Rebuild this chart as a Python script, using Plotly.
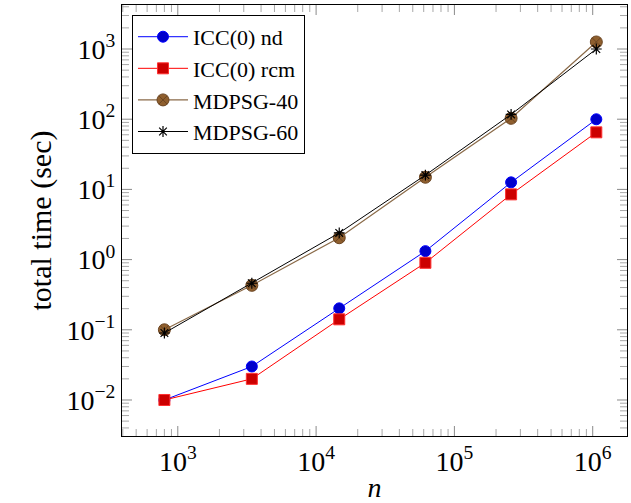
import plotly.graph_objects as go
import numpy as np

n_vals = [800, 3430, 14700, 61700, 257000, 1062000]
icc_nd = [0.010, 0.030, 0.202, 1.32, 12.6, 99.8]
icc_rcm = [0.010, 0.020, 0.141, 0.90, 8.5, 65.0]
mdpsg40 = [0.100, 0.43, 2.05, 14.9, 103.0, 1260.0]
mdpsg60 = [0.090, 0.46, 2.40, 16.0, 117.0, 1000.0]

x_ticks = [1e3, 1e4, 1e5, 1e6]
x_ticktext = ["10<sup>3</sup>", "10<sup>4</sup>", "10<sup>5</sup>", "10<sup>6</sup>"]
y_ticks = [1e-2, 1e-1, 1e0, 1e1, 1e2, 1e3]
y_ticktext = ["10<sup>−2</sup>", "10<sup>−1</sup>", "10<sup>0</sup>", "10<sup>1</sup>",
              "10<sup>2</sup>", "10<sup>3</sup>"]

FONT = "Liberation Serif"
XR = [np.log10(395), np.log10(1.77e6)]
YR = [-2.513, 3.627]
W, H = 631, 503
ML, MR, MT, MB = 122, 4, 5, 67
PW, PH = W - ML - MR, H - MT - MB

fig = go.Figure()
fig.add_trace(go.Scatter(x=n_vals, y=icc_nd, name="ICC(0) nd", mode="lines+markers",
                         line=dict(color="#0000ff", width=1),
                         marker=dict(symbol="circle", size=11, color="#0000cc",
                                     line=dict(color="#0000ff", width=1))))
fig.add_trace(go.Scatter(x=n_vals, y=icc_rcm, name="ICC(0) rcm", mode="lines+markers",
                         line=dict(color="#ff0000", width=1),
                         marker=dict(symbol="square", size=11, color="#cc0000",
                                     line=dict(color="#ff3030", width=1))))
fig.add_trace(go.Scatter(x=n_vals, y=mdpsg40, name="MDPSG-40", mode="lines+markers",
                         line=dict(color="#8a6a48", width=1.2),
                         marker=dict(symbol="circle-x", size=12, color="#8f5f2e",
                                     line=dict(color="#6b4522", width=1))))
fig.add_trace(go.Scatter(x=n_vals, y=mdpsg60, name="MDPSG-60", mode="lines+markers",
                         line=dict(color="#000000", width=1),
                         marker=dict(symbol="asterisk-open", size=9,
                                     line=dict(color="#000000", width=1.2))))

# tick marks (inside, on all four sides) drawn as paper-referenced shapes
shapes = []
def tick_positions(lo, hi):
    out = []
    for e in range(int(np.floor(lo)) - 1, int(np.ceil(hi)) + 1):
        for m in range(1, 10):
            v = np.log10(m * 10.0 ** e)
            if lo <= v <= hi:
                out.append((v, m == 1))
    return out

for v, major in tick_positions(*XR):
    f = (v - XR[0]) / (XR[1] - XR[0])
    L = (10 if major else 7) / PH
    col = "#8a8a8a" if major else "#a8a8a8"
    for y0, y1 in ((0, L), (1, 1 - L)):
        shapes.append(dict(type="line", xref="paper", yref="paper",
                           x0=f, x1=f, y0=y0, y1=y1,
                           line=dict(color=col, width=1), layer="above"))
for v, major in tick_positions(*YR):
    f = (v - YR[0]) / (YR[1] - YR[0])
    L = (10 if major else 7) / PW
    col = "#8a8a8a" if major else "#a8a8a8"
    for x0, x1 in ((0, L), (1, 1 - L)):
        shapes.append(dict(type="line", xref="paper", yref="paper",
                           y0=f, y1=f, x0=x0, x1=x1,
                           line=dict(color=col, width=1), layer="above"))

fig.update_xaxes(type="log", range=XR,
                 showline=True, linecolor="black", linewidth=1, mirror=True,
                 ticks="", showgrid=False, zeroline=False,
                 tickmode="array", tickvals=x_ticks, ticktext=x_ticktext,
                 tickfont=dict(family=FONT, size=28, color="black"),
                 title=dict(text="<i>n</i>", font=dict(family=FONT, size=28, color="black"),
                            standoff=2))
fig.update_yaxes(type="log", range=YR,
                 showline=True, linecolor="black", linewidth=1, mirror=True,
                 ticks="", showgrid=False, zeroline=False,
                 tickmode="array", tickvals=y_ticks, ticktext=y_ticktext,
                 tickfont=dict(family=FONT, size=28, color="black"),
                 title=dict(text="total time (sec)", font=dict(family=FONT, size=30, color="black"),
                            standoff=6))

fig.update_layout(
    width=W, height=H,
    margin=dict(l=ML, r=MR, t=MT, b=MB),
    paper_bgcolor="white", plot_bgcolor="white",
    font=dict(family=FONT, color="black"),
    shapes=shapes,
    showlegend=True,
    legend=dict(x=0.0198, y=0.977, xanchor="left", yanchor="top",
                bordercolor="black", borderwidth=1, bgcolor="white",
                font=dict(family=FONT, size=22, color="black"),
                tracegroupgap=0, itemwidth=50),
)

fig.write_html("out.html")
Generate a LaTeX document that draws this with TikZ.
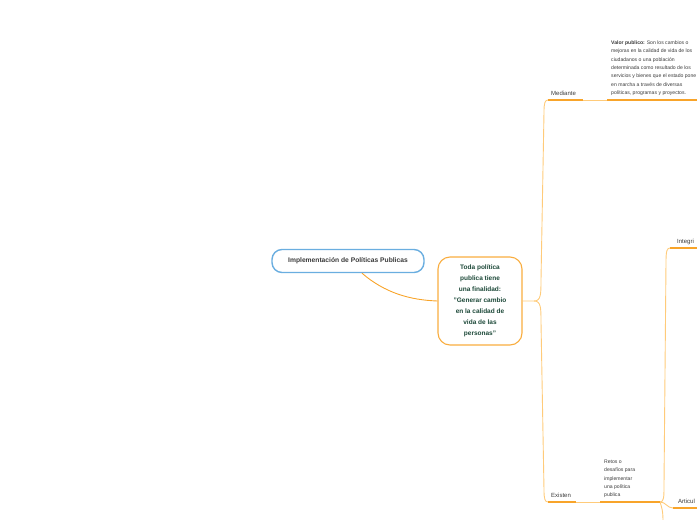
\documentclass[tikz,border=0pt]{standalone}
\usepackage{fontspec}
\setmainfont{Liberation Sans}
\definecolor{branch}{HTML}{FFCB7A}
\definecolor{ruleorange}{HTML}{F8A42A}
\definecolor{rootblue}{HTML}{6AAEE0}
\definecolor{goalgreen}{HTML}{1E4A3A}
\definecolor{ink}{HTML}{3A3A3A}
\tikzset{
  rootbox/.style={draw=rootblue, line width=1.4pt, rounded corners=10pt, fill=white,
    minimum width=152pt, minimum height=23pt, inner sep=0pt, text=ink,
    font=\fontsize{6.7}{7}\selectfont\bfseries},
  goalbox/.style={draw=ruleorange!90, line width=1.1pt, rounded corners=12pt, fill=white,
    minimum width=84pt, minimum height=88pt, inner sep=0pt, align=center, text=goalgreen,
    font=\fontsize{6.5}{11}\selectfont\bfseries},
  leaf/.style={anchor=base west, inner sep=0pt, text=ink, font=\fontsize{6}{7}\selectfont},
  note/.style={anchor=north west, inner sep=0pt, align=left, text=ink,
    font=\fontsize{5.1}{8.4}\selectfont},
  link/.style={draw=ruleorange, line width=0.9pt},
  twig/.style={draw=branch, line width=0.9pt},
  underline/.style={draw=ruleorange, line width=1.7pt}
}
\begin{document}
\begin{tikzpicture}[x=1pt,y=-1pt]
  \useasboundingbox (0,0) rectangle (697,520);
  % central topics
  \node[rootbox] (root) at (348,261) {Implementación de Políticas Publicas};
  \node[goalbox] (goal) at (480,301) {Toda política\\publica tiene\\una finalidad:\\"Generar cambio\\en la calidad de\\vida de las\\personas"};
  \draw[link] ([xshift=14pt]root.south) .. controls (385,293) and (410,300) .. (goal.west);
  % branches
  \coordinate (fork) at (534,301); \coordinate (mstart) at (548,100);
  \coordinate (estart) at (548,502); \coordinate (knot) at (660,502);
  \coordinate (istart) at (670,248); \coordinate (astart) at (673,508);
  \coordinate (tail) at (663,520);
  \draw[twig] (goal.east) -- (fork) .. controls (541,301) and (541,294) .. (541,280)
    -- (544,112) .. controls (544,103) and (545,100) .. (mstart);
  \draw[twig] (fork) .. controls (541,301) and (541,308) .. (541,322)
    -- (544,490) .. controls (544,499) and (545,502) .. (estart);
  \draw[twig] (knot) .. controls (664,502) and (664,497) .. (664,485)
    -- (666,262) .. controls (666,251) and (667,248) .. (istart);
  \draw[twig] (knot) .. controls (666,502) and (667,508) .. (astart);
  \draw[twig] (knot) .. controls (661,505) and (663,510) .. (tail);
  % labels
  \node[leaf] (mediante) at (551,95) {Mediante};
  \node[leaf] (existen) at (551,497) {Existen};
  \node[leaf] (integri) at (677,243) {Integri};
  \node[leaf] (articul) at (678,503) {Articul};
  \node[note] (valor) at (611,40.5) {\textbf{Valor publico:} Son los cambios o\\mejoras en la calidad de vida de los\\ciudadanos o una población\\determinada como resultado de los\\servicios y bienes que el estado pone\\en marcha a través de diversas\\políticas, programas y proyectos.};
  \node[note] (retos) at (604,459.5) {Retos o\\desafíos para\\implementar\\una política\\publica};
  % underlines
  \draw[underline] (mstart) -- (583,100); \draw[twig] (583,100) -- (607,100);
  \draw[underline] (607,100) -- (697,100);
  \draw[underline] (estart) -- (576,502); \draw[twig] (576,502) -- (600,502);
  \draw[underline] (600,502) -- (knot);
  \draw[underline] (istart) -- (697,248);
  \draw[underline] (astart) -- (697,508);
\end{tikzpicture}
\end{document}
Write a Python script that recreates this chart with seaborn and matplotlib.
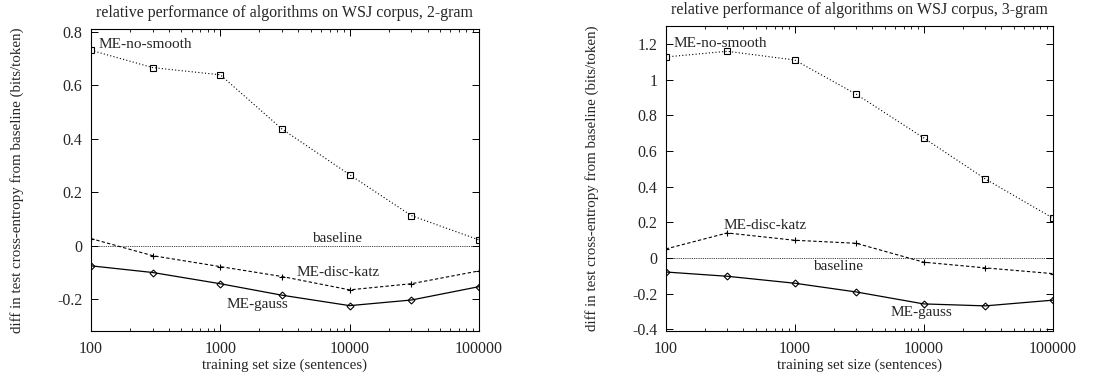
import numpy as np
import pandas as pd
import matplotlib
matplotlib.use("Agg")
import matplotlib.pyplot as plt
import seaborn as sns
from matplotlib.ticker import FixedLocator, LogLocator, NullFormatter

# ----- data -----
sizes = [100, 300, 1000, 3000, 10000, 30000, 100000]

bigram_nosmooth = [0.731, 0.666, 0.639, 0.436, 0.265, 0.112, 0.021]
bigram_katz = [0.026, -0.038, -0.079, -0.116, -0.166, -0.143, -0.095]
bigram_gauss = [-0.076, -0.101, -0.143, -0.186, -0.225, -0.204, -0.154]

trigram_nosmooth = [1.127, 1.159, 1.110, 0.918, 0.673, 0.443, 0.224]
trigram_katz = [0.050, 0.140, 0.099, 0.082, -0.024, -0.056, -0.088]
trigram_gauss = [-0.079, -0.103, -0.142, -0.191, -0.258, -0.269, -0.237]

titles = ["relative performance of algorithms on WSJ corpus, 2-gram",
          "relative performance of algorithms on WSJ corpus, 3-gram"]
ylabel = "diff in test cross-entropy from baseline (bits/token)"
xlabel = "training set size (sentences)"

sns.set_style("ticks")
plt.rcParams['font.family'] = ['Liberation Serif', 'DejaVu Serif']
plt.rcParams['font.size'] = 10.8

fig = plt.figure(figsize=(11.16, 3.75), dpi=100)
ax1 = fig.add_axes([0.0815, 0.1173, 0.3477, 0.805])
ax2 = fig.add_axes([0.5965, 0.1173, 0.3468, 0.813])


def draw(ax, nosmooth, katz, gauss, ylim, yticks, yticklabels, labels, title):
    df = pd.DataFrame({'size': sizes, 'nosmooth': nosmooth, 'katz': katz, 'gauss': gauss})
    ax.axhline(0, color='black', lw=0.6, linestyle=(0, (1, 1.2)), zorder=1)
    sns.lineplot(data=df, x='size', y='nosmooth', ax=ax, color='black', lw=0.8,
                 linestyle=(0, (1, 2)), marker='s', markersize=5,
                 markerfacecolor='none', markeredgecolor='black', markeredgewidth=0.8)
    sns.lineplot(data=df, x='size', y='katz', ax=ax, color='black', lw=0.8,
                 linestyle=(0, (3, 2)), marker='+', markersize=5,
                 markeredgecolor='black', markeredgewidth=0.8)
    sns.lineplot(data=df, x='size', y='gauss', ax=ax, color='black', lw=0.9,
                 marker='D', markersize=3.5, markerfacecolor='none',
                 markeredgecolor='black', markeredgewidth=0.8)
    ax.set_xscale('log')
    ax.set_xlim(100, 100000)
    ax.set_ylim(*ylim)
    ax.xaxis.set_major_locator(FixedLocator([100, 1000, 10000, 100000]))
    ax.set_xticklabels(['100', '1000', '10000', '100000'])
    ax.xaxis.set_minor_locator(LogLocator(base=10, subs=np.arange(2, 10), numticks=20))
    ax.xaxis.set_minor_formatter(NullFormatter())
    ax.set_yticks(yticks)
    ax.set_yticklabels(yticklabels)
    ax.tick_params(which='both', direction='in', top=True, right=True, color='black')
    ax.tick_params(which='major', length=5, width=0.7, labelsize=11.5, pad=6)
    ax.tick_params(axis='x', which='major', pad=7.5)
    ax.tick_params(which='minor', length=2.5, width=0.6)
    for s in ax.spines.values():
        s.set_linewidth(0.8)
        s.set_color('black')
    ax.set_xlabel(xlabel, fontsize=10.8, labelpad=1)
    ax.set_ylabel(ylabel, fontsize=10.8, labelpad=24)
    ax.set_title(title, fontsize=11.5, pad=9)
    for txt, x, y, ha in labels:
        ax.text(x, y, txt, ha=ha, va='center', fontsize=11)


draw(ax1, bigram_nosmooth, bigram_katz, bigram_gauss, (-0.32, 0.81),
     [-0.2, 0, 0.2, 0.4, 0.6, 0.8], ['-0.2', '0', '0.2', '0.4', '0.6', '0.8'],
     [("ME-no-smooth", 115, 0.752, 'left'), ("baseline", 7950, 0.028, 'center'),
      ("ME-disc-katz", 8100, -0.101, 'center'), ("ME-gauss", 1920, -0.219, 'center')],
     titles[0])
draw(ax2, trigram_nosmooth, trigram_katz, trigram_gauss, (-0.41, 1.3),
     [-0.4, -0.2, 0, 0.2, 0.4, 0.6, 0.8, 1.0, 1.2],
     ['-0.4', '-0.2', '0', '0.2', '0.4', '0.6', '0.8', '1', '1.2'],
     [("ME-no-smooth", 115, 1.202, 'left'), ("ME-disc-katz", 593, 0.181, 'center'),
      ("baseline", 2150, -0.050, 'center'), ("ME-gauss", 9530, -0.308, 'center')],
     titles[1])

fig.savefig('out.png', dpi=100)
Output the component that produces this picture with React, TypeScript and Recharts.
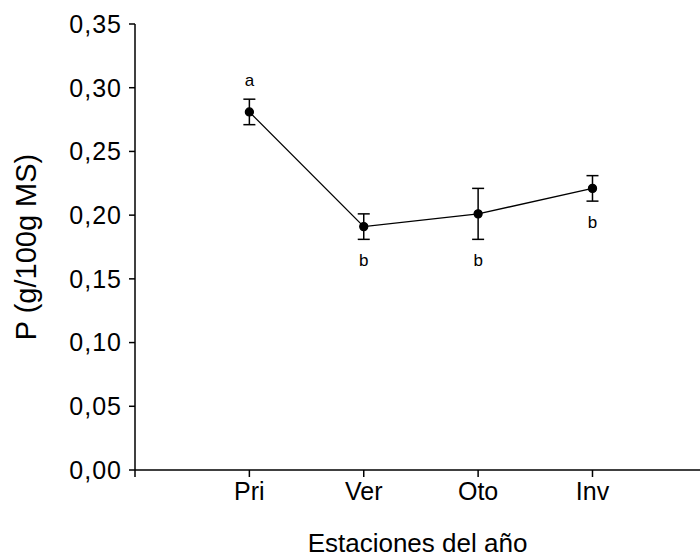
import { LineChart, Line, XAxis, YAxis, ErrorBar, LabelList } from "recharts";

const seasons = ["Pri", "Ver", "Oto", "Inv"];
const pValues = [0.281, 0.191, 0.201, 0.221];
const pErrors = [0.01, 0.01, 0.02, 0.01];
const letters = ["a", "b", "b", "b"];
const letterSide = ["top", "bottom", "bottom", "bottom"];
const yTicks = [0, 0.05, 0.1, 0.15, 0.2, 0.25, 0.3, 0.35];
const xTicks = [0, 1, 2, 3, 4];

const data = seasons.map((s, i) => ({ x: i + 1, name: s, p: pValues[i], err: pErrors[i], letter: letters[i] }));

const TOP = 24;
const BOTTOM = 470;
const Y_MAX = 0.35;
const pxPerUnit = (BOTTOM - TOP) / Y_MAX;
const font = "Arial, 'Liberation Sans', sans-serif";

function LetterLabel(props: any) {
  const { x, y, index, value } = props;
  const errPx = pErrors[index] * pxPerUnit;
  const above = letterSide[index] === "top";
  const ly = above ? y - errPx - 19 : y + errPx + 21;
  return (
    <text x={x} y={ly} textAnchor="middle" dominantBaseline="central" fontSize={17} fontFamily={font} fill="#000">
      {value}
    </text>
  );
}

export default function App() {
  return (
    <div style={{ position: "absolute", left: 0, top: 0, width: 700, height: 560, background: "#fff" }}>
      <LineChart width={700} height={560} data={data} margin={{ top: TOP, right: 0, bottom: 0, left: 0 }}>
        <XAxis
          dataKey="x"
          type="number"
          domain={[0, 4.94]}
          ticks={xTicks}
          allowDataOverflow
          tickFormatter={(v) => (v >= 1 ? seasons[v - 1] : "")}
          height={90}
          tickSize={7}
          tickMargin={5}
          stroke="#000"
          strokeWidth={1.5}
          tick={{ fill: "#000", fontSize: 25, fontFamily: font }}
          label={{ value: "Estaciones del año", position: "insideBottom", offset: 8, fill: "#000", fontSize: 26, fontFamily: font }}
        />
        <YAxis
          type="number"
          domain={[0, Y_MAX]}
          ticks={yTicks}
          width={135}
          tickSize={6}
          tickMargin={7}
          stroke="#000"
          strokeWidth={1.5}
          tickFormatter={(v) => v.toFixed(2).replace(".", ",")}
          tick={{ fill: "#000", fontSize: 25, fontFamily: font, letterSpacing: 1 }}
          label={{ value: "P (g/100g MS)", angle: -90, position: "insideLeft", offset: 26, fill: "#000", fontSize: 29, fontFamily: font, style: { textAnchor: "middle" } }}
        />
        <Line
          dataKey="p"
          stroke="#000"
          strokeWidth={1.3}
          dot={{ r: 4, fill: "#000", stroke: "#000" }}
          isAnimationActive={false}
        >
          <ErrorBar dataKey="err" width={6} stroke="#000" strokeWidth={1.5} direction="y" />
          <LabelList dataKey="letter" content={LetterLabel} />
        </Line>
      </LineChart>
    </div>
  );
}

# Exercise directions
Starting at the top of the listing above, reproduce each line up to and including the one with "PW, PH = W - ML - MR, H - MT - MB"; omit the pictures.

# Reply
Rebuild this chart as a Python script, using Plotly.
import plotly.graph_objects as go
import numpy as np

n_vals = [800, 3430, 14700, 61700, 257000, 1062000]
icc_nd = [0.010, 0.030, 0.202, 1.32, 12.6, 99.8]
icc_rcm = [0.010, 0.020, 0.141, 0.90, 8.5, 65.0]
mdpsg40 = [0.100, 0.43, 2.05, 14.9, 103.0, 1260.0]
mdpsg60 = [0.090, 0.46, 2.40, 16.0, 117.0, 1000.0]

x_ticks = [1e3, 1e4, 1e5, 1e6]
x_ticktext = ["10<sup>3</sup>", "10<sup>4</sup>", "10<sup>5</sup>", "10<sup>6</sup>"]
y_ticks = [1e-2, 1e-1, 1e0, 1e1, 1e2, 1e3]
y_ticktext = ["10<sup>−2</sup>", "10<sup>−1</sup>", "10<sup>0</sup>", "10<sup>1</sup>",
              "10<sup>2</sup>", "10<sup>3</sup>"]

FONT = "Liberation Serif"
XR = [np.log10(395), np.log10(1.77e6)]
YR = [-2.513, 3.627]
W, H = 631, 503
ML, MR, MT, MB = 122, 4, 5, 67
PW, PH = W - ML - MR, H - MT - MB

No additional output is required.